1. **Pick two points super close:** Let's pick a point `x` on the graph. Then, pick another point super close to it, `x + h` (where `h` is a tiny, tiny number, almost zero).
2. **Find their heights:**
* The height of the graph at `x` is `f(x) = x^3`.
* The height of the graph at `x + h` is `f(x + h) = (x + h)^3`.
3. **Expand (x+h)^3:** If you multiply `(x+h)` by itself three times (like `(x+h)*(x+h)*(x+h)`), you get:
`(x+h)^3 = x^3 + 3x^2h + 3xh^2 + h^3`.
4. **Calculate the slope (change in height / change in x-value):**
* First, find the change in height: `f(x + h) - f(x)`
`= (x^3 + 3x^2h + 3xh^2 + h^3) - x^3`
`= 3x^2h + 3xh^2 + h^3`
* Next, find the change in x-value: `(x + h) - x = h`
* So, the slope of the line connecting these two points is: `(3x^2h + 3xh^2 + h^3) / h`.
5. **Simplify by dividing by h:** Since `h` is just a super tiny number and not exactly zero, we can divide every part of the top by `h`:
`Slope = (3x^2h / h) + (3xh^2 / h) + (h^3 / h)`
`Slope = 3x^2 + 3xh + h^2`
6. **Let h become super, super tiny (almost zero):**
Now, here's the cool part!

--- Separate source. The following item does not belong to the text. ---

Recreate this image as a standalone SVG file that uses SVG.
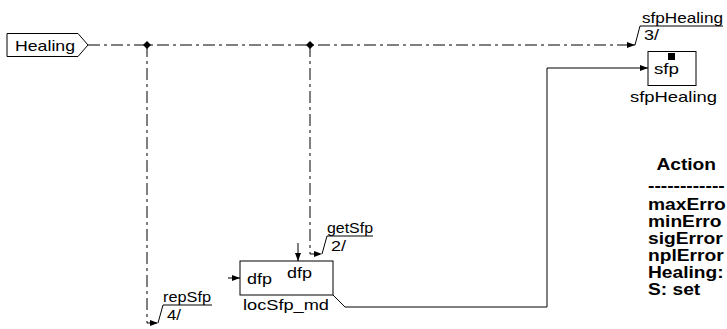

We want the slope *exactly* at point `x`, not between two points. So we imagine `h` becoming incredibly, incredibly close to zero.
* If `h` is almost zero, then `3xh` (which is 3 times x times almost zero) becomes almost zero.
* Also, `h^2` (which is almost zero times almost zero) becomes even *more* almost zero!
* So, as `h` basically disappears, our slope expression `3x^2 + 3xh + h^2` turns into just `3x^2`!
This means that the steepness of the curve at any point `x` is indeed `3x^2`. My guess was correct!